[WHAT IS BEING ASKED] Set out each line from the following listing that includes the word "this".

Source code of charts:
________________________

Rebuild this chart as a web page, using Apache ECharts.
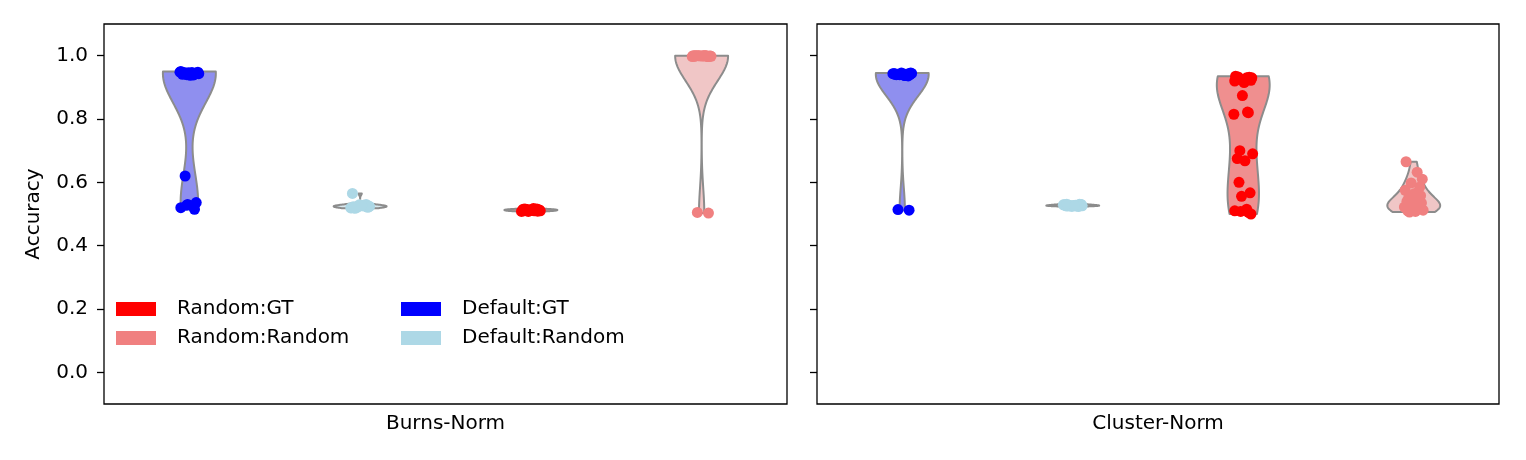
<!DOCTYPE html>
<html><head><meta charset="utf-8">
<script src="https://cdn.jsdelivr.net/npm/echarts@6.0.0/dist/echarts.min.js"></script>
<style>html,body{margin:0;padding:0;background:#fff}#c{width:1526px;height:460px}</style>
</head><body><div id="c"></div>
<script>
// ---------- data ----------
const PANELS = ['Burns-Norm', 'Cluster-Norm'];
const GROUPS = ['Default:GT', 'Default:Random', 'Random:GT', 'Random:Random'];
const TICK_VALUES = [0, 0.2, 0.4, 0.6, 0.8, 1.0];
const TICK_LABELS = ['0.0', '0.2', '0.4', '0.6', '0.8', '1.0'];
const Y_LABEL = 'Accuracy';

// Burns-Norm
const burnsDefaultGT = [0.946, 0.942, 0.948, 0.940, 0.944, 0.950, 0.938, 0.945, 0.943, 0.947, 0.941, 0.944, 0.946, 0.939, 0.948, 0.942,
  0.945, 0.943, 0.947, 0.941, 0.620, 0.536, 0.530, 0.525, 0.520, 0.515, 0.528];
const burnsDefaultRandom = [0.565, 0.528, 0.525, 0.522, 0.530, 0.520, 0.526, 0.524, 0.518, 0.527, 0.523, 0.521, 0.529, 0.525, 0.519,
  0.526, 0.522, 0.524, 0.520, 0.527];
const burnsRandomGT = [0.515, 0.510, 0.513, 0.508, 0.516, 0.511, 0.514, 0.509, 0.512, 0.517, 0.510, 0.513, 0.511, 0.515, 0.508,
  0.512, 0.514, 0.510, 0.516, 0.513];
const burnsRandomRandom = [0.998, 1.000, 0.999, 1.000, 0.997, 1.000, 0.999, 0.998, 1.000, 0.999, 1.000, 0.998, 0.999, 1.000, 0.997,
  0.999, 1.000, 0.998, 0.999, 1.000, 0.505, 0.503];

// Cluster-Norm
const clusterDefaultGT = [0.942, 0.938, 0.945, 0.940, 0.936, 0.943, 0.939, 0.944, 0.941, 0.937, 0.942, 0.940, 0.945, 0.938, 0.943,
  0.939, 0.941, 0.944, 0.940, 0.942, 0.514, 0.512];
const clusterDefaultRandom = [0.528, 0.525, 0.530, 0.526, 0.524, 0.529, 0.527, 0.531, 0.525, 0.528, 0.526, 0.530, 0.524, 0.527,
  0.529, 0.525, 0.528, 0.526, 0.531, 0.527];
const clusterRandomGT = [0.935, 0.930, 0.930, 0.925, 0.932, 0.920, 0.915, 0.928, 0.933, 0.926, 0.931, 0.922, 0.874, 0.822, 0.815,
  0.820, 0.700, 0.690, 0.675, 0.668, 0.600, 0.567, 0.556, 0.515, 0.510, 0.505, 0.508, 0.500];
const clusterRandomRandom = [0.665, 0.632, 0.610, 0.598, 0.585, 0.575, 0.565, 0.558, 0.550, 0.545, 0.540, 0.535, 0.530, 0.527,
  0.522, 0.518, 0.515, 0.512, 0.510, 0.508, 0.506, 0.520];

const PANEL_DATA = [
  [burnsDefaultGT, burnsDefaultRandom, burnsRandomGT, burnsRandomRandom],
  [clusterDefaultGT, clusterDefaultRandom, clusterRandomGT, clusterRandomRandom]
];

// ---------- style / layout ----------
const POINT_COLORS = ['#0000ff', '#add8e6', '#ff0000', '#f08080'];
const VIOLIN_FILLS = ['rgba(32,32,223,0.5)', 'rgba(180,212,223,0.5)', 'rgba(223,32,32,0.5)', 'rgba(226,142,142,0.5)'];
const VIOLIN_EDGE = '#8c8c8c';
const VIOLIN_HALF_WIDTH = 0.155;
const JITTER = [-0.045, 0.02, 0.05, -0.015, 0.035, -0.05, 0.005, 0.04, -0.03, 0.015, -0.04, 0.045, -0.005, 0.025,
  -0.055, 0.03, -0.02, 0.055, -0.035, 0.01, -0.025, 0.04, -0.01, 0.02, -0.05, 0.03, -0.015, 0.045, 0.0, -0.035];
const FONT = 'DejaVu Sans';

function kdeOutline(vals, center) {
  const n = vals.length;
  const mean = vals.reduce((a, b) => a + b, 0) / n;
  const sd = Math.sqrt(vals.reduce((a, b) => a + (b - mean) * (b - mean), 0) / (n - 1));
  const bw = sd * Math.pow(n, -0.2);
  const lo = Math.min(...vals), hi = Math.max(...vals);
  const G = 100, ys = [], ds = [];
  for (let i = 0; i < G; i++) {
    const y = lo + (hi - lo) * i / (G - 1);
    let d = 0;
    for (const v of vals) d += Math.exp(-0.5 * Math.pow((y - v) / bw, 2));
    ys.push(y); ds.push(d);
  }
  const dmax = Math.max(...ds);
  const left = ys.map((y, i) => [center - VIOLIN_HALF_WIDTH * ds[i] / dmax, y]);
  const right = ys.map((y, i) => [center + VIOLIN_HALF_WIDTH * ds[i] / dmax, y]).reverse();
  return left.concat(right);
}

const grids = [
  { left: 104, top: 24, width: 683, height: 380 },
  { left: 817, top: 24, width: 682, height: 380 }
].map(g => Object.assign(g, { show: true, borderColor: '#000', borderWidth: 1.3, backgroundColor: 'transparent' }));

const xAxes = PANELS.map((p, i) => ({
  type: 'value', gridIndex: i, min: -0.5, max: 3.5,
  axisLine: { show: false, onZero: false }, axisTick: { show: false }, axisLabel: { show: false }, splitLine: { show: false },
  name: p, nameLocation: 'middle', nameGap: 10,
  nameTextStyle: { fontSize: 20, fontFamily: FONT, color: '#000' }
}));

const yAxes = PANELS.map((p, i) => ({
  type: 'value', gridIndex: i, min: -0.1, max: 1.1, position: 'left',
  axisLine: { show: false, onZero: false },
  splitLine: { show: false },
  axisTick: { show: true, length: 7, customValues: TICK_VALUES, lineStyle: { color: '#000', width: 1.3 } },
  axisLabel: {
    show: i === 0, margin: 16, customValues: TICK_VALUES, fontSize: 20, fontFamily: FONT, color: '#000',
    formatter: v => TICK_LABELS[TICK_VALUES.findIndex(t => Math.abs(t - v) < 1e-9)]
  },
  name: i === 0 ? Y_LABEL : '', nameLocation: 'middle', nameGap: 60,
  nameTextStyle: { fontSize: 20, fontFamily: FONT, color: '#000' }
}));

const series = [];
PANEL_DATA.forEach((groups, p) => {
  groups.forEach((vals, g) => {
    const outline = kdeOutline(vals, g);
    series.push({
      type: 'custom', xAxisIndex: p, yAxisIndex: p, name: 'violin-' + p + '-' + g,
      data: [[g, vals[0]]], clip: true, silent: true, z: 2,
      renderItem: (params, api) => ({
        type: 'polygon',
        shape: { points: outline.map(pt => api.coord(pt)) },
        style: { fill: VIOLIN_FILLS[g], stroke: VIOLIN_EDGE, lineWidth: 2, lineJoin: 'round' }
      })
    });
  });
  groups.forEach((vals, g) => {
    series.push({
      type: 'scatter', xAxisIndex: p, yAxisIndex: p, name: GROUPS[g],
      data: vals.map((v, i) => [g + JITTER[i % JITTER.length], v]),
      symbol: 'circle', symbolSize: 11, z: 5, silent: true,
      itemStyle: { color: POINT_COLORS[g], opacity: 1 }
    });
  });
});

const legendBase = {
  orient: 'vertical', top: 299, itemWidth: 40, itemHeight: 14, itemGap: 9, icon: 'rect', padding: 0,
  selectedMode: false,
  textStyle: { fontSize: 20, fontFamily: FONT, color: '#000', lineHeight: 15, padding: [0, 0, 0, 16] }
};
const legends = [
  Object.assign({}, legendBase, { left: 116, data: ['Random:GT', 'Random:Random'] }),
  Object.assign({}, legendBase, { left: 401, data: ['Default:GT', 'Default:Random'] })
];

const chart = echarts.init(document.getElementById('c'), null, { renderer: 'canvas' });
chart.setOption({
  animation: false,
  backgroundColor: '#fff',
  textStyle: { fontFamily: FONT },
  grid: grids, xAxis: xAxes, yAxis: yAxes, legend: legends, series: series
});
</script></body></html>
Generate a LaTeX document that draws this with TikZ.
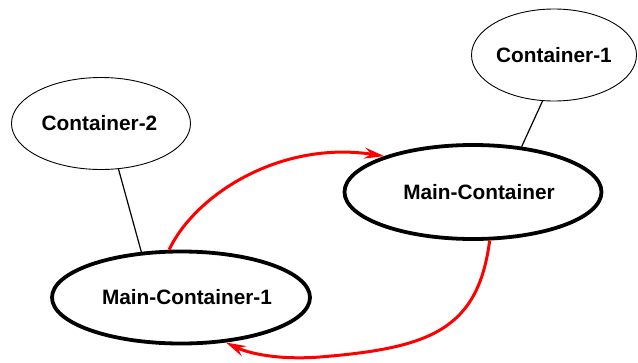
\documentclass[tikz,border=0pt]{standalone}
\usepackage{fontspec}
\setmainfont{Liberation Sans}
\usetikzlibrary{shapes.geometric,arrows.meta}
\begin{document}
\begin{tikzpicture}[x=1pt,y=-1pt,
  cont/.style={ellipse,draw=black,line width=0.9pt,inner sep=0pt,
    font=\fontsize{20.8}{24}\selectfont\bfseries},
  maincont/.style={cont,line width=3.8pt},
  link/.style={draw=black,line width=1.2pt},
  flow/.style={draw=red,line width=3pt,
    -{Stealth[length=20pt,width=11pt,inset=7pt]}}]
\useasboundingbox (0,0) rectangle (638,362);
\node[cont,minimum width=165pt,minimum height=92pt] (c1) at (554,55) {Container-1};
\node[cont,minimum width=179pt,minimum height=92pt] (c2) at (101,123.5) {\hspace*{0pt}Container-2\hspace*{3pt}};
\node[maincont,minimum width=257pt,minimum height=94pt] (mc) at (473,192) {\hspace*{12pt}Main-Container};
\node[maincont,minimum width=258pt,minimum height=92pt] (mc1) at (181,297.5) {\hspace*{12pt}Main-Container-1};
\draw[link] (c1.256) -- (mc.43);
\draw[link] (c2.-69.6) -- (mc1.131.9);
\draw[flow] (mc1.104) .. controls (195,195) and (280,140) .. (mc.158);
\draw[flow] (mc.-71.6) .. controls (478,330) and (430,348) .. (320,357)
  .. controls (280,360) and (250,354) .. (mc1.-45.3);
\end{tikzpicture}
\end{document}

________________________

[OUTPUT OF THE TASK]
Rebuild this chart as a web page, using Apache ECharts.
Generate a LaTeX document that draws this with TikZ.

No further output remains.